Showroomprivé.com a obtenu, le 28 novembre 2013, devant le tribunal de grande instance (TGI) de Paris la nullité pour défaut de caractère distinctif de la marque «venteprivee.com», détenue par sa grande rivale sur le front commercial et leader du secteur. Ce jugement met-il en péril la société Vente-privee.com? Quelles en sont les conséquences pour toutes les entreprises de l'ère numérique dont la dénomination comporte seulement les mots-clés de leur activité?

Les mots-clés se sont imposés comme les pépites d'or de l'économie numérique en raison du rôle déterminant des moteurs de recherche, faisant de la pertinence de la marque au regard des mots-clés recherchés par l'internaute un critère important.

Or, le rôle de la marque est d'interdire aux concurrents d'utiliser un terme déposé, parce que ce terme renvoie pour la clientèle à une entreprise déterminée, mais non de réserver au bénéfice d'une seule entreprise un terme nécessaire ou usuel dans le secteur. Il peut être évocateur mais doit rester distinctif.

L'article L.711-2 du Code de la propriété intellectuelle dispose que «le caractère distinctif d'un signe de nature à constituer une marque s'apprécie à l'égard des produits ou services désignés. Sont dépourvus de caractère distinctif (…) les signes ou dénominations qui, dans le langage courant ou professionnel, sont exclusivement la désignation nécessaire, générique ou usuelle du produit ou du service (…)

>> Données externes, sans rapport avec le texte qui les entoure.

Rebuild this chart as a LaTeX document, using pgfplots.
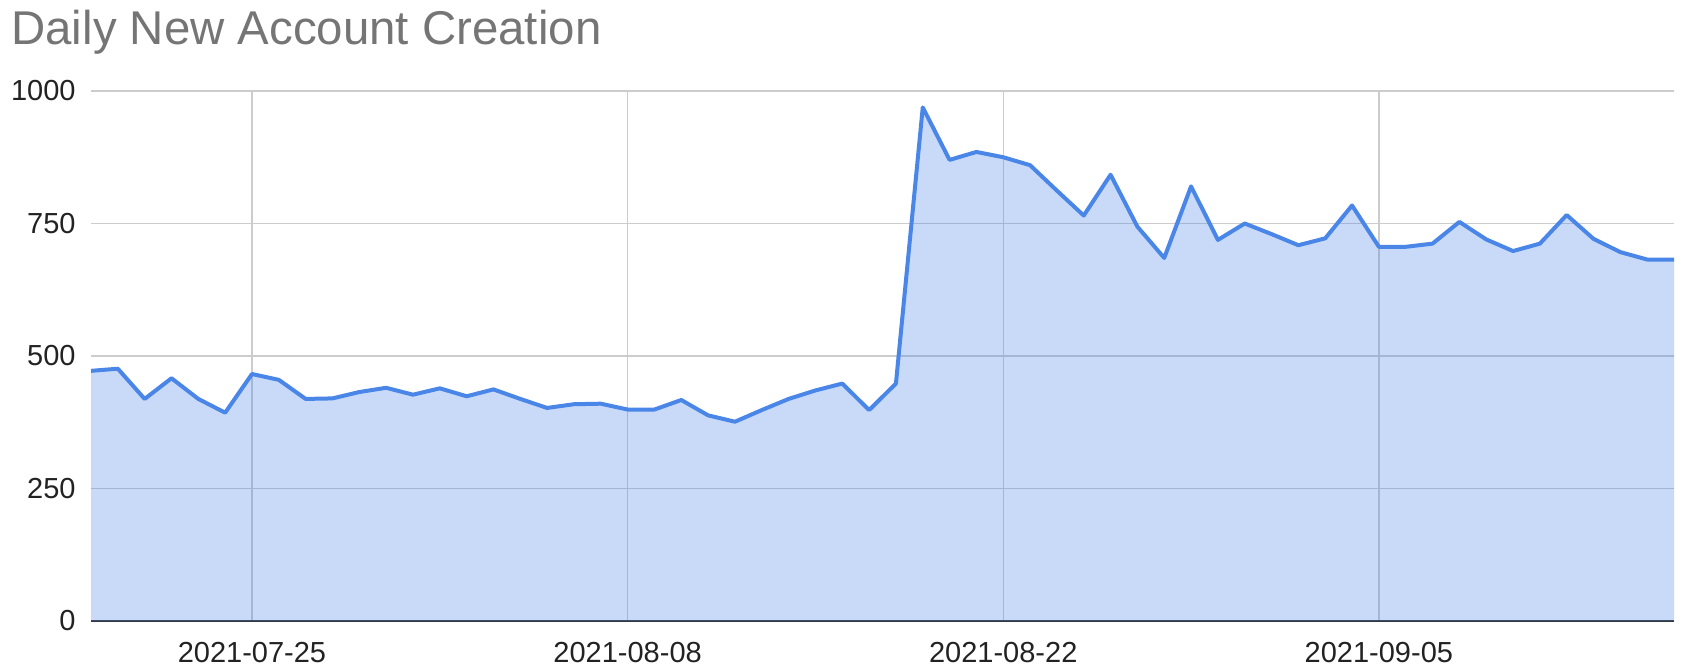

C'est dans ce contexte que le tribunal de grande instance de Paris a annulé la marque française «vente-privee.com» déposée en 2009, pour une partie de ses services, en considérant que «(…) les termes “vente privée” constituaient en 2009 un terme nécessaire pour désigner un service de ventes particulier consistant à offrir lors d'événements limités dans le temps et à un public restreint, parrainé, des produits de marques en nombre limité résultant d'un déstockage. Le fait d'adjoindre la désinence “.com” à la suite de ces deux mots privés de leur accentuation indique seulement que le service de ventes privées est offert en ligne et non dans des boutiques; tout public de consommateurs savait en 2009 ce que signifiaient les différents signes “.com”, “.fr” et autres désinences.»

Le TGI ajoute que cette entreprise «(…) n'a aucune légitimité à monopoliser à son seul profit les termes “venteprivee.com” à titre de marque et à priver ses concurrents de l'usage de ces mots sauf à introduire une distorsion dans les règles de libre concurrence et à générer un contentieux inutile».

Il faut toutefois relativiser les conséquences pour la société Vente-privee.com: tout d'abord, cette annulation ne porte que sur une partie des produits et services de son dépôt, tandis qu'elle est toujours valable pour d'autres (produits dérivés, formation, etc.). De toute façon, une telle annulation ne la contraint pas à changer de nom car chacun est libre de faire usage des termes qu'il souhaite, sous réserve de ne pas porter atteinte aux droits d'autrui ou à des règlementations spécifiques.

L'annulation de la marque l'empêche schématiquement d'interdire aux tiers de faire usage de ces termes pour les services de vente en agissant en contrefaçon de marque, action particulièrement redoutable. Elle continue à disposer de sa dénomination sociale, son nom commercial et ses noms de domaine, par ailleurs reconnus notoires dans un jugement d'une autre chambre du même tribunal du 6 décembre 2013, dans un contexte différent mais qui pourrait poser un problème de cohérence.

Le jugement du 28 novembre 2013 se place dans un courant visant à circonscrire le droit des marques dans son strict périmètre. Il pose la question de la pérennité de la «marque mots-clés» et de la stratégie adéquate pour devenir incontournable sans risquer une annulation. C'est la cour d'appel de Paris qui va désormais trancher, mais cette affaire rappelle que le choix d'une marque est une stratégie complexe, parfois de l'ordre du billard à trois bandes, dont l'aspect juridique est crucial.